Widemouth Bay is one of those places that reveals itself slowly. In summer it draws the crowds it deserves: a generous sweep of sand, reliable beginner-friendly waves, and a rugged Atlantic horizon that stops you mid-step. But arrive now, in the quiet weeks before all of that, and you’ll find something different.

Widemouth is big. Properly big. A long, open stretch of sand backed by low cliffs, with Black Rock rising from the water at the southern end – an ancient, weathered presence that gives the bay its character and its name. At this end, the beach is dog-friendly year round, so expect a few enthusiastic companions on your morning walk, their owners nursing takeaway coffees, nobody in any particular hurry.

The waves here are fun rather than fearsome – rolling, consistent, and forgiving enough for first-timers on a board. In April the lineup is quiet. You might share it with a handful of wave-seekers, maybe a surf school getting its early season bearings. The water is cold, brilliant and very much worth it.

The South West Coast Path runs the full length of the bay and beyond, and right now it’s doing something quietly spectacular. The clifftops are beginning to stir – early wildflowers pushing through, gorse blazing yellow against a grey-blue sky, the path edged in new green. Walk north or south and the views open up along the coastline in that dramatic, elemental way that only the North Cornwall coast manages.

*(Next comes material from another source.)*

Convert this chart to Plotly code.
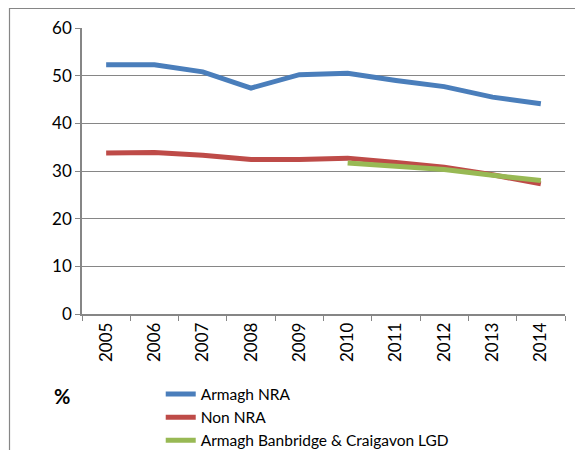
import plotly.graph_objects as go

years = ["2005", "2006", "2007", "2008", "2009", "2010", "2011", "2012", "2013", "2014"]
armagh_nra = [52.3, 52.3, 50.8, 47.4, 50.2, 50.5, 49.0, 47.7, 45.5, 44.1]
non_nra = [33.8, 33.9, 33.3, 32.4, 32.4, 32.7, 31.8, 30.8, 29.2, 27.3]
lgd_years = ["2010", "2011", "2012", "2013", "2014"]
lgd = [31.7, 31.0, 30.3, 29.1, 28.0]

FONT = "Lato"
GRAY = "#868686"

fig = go.Figure()
fig.add_trace(go.Scatter(x=years, y=armagh_nra, mode="lines", name="Armagh NRA",
                         line=dict(color="#4A7EBB", width=5)))
fig.add_trace(go.Scatter(x=years, y=non_nra, mode="lines", name="Non NRA",
                         line=dict(color="#BE4B48", width=5)))
fig.add_trace(go.Scatter(x=lgd_years, y=lgd, mode="lines", name="Armagh Banbridge & Craigavon LGD",
                         line=dict(color="#98B954", width=5)))

fig.update_layout(
    width=575, height=442,
    margin=dict(l=74, r=18, t=20, b=136, autoexpand=False),
    paper_bgcolor="white", plot_bgcolor="white",
    font=dict(family=FONT, size=16, color="black"),
    showlegend=True,
    legend=dict(x=0.163, y=-0.222, xanchor="left", yanchor="top",
                font=dict(family=FONT, size=15.5, color="black"),
                bgcolor="rgba(0,0,0,0)", tracegroupgap=0, itemwidth=30),
    xaxis=dict(type="category", categoryorder="array", categoryarray=years,
               tickson="boundaries", ticks="outside", ticklen=5, tickcolor=GRAY,
               showline=True, linecolor=GRAY, linewidth=1.5, showgrid=False,
               tickangle=-90, tickfont=dict(family=FONT, size=17),
               range=[-0.5, 9.5], automargin=False),
    yaxis=dict(range=[0, 60], dtick=10, ticks="outside", ticklen=5, tickcolor=GRAY,
               showline=True, linecolor=GRAY, linewidth=1.5,
               showgrid=True, gridcolor=GRAY, gridwidth=1.2, zeroline=False,
               tickfont=dict(family=FONT, size=17), automargin=False),
)

fig.add_annotation(text="<b>%</b>", xref="paper", yref="paper", x=-0.062, y=-0.335,
                   showarrow=False, font=dict(family=FONT, size=20, color="black"))

fig.add_shape(type="rect", xref="paper", yref="paper",
              x0=-72.5 / 483, x1=1.2, y0=-0.8, y1=1 + 19.5 / 286,
              line=dict(color=GRAY, width=1.2), fillcolor="rgba(0,0,0,0)", layer="below")

fig.write_html("out.html")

Head north along the SWCP for around thirty minutes and you’ll drop down into Bude – a gentler option is to simply drive – but the walk earns your lunch in a way the car never quite does.
The Black Rock Café sits at the southern end of the beach and does exactly what a good beach café should: strong coffee, simple food, no fuss. There’s surf hire here too, and a beach shop for anything you’ve forgotten. It’s the kind of place where sandy feet are expected and nobody minds.

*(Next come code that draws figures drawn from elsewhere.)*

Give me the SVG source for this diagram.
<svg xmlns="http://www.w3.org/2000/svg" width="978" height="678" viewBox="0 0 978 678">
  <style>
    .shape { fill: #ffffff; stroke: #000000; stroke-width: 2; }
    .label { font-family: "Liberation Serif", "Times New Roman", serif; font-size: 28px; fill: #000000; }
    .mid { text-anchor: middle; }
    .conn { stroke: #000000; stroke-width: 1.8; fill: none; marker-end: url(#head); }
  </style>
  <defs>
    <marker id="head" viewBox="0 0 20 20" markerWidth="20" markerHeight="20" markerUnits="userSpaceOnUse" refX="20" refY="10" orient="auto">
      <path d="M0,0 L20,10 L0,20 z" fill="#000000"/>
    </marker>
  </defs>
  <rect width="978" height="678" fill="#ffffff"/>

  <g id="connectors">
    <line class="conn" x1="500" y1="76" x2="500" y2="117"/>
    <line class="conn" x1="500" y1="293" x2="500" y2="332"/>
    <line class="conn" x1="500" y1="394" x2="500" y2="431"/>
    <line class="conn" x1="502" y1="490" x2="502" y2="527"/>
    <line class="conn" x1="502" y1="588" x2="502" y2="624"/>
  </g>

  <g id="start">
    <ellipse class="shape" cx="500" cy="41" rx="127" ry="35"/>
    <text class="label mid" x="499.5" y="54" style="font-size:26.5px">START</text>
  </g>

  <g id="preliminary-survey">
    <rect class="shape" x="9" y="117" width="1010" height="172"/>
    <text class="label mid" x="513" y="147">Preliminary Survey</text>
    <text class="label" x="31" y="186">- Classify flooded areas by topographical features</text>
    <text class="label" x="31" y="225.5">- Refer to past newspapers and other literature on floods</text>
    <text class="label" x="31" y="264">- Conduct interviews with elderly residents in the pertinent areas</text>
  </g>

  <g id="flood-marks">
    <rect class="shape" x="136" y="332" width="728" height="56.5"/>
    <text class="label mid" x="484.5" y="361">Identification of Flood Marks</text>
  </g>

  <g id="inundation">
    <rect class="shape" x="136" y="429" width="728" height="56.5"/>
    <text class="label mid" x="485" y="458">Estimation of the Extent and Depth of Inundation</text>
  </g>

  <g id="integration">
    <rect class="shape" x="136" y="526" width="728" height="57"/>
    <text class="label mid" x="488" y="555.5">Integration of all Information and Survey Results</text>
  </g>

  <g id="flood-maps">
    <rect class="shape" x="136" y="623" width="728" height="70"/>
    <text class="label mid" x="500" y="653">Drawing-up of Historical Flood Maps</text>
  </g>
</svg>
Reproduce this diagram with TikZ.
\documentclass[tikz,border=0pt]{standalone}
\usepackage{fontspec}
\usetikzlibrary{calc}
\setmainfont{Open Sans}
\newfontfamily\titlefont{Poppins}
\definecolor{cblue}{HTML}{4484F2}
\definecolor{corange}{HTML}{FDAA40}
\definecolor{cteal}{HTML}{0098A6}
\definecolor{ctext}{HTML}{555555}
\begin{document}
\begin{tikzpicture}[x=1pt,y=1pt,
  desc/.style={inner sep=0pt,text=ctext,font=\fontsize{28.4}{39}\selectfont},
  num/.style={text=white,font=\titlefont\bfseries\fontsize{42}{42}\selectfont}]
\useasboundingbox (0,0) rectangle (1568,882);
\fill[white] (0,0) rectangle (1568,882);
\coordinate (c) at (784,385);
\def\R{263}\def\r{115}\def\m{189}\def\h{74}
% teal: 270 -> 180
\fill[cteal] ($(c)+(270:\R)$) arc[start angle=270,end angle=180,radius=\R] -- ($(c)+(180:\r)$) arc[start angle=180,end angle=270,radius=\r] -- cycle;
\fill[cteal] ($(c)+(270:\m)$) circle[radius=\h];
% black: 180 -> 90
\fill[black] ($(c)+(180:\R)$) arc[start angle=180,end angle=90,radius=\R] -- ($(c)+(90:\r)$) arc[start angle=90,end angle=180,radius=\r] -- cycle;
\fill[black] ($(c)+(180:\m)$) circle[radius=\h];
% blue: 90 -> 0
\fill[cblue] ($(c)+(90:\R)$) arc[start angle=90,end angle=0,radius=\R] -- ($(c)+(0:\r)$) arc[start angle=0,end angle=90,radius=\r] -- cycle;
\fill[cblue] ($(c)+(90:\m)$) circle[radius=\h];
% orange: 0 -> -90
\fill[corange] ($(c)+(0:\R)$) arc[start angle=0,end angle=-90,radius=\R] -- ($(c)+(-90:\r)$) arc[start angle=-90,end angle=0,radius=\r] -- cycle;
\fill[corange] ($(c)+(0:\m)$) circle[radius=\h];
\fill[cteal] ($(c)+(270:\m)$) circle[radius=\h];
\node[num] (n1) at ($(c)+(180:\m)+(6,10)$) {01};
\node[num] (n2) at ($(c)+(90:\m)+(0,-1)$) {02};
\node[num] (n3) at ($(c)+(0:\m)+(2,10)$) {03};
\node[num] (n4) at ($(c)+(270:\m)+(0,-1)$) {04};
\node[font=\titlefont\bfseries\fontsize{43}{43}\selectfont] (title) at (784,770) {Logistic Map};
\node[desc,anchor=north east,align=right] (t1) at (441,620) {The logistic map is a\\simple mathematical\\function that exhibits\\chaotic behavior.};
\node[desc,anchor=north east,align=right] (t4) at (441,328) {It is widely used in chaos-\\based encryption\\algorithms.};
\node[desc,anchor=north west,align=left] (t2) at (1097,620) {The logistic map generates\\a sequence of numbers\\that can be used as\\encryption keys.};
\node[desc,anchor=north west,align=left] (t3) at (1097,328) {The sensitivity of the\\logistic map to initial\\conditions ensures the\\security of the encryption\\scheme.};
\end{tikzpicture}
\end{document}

At the other end of the bay, the Widemouth Bay Café offers another easy pit stop – warm, unpretentious, with the beach right outside the window.
For something more settled, Widemouth Manor brings a traditional dining room and proper views to the equation. It’s a good choice for an unhurried evening meal after a long day on the coast.
And then there’s Bude. The town punches above its weight for somewhere this size, and Temple – a small plates restaurant with real ambition and good energy — is definitely worth the visit.
There’s plenty to see and do when you get to Bude. Summerleaze sea pool is one of those genuinely joyful things – a tidal outdoor pool right on the beach, free to use, and in April still bracingly cold in the best possible way. Pair it with a session at Ocean Soul Sauna on Crooklets Beach and you have the kind of afternoon that resets everything. Heat, cold, sea air, silence. Secret Season in a single afternoon.

The summer version of Widemouth Bay is wonderful. But this version – quieter, wilder, the coast path fragrant with new growth and the beach still largely your own – has something that the busier months simply can’t offer.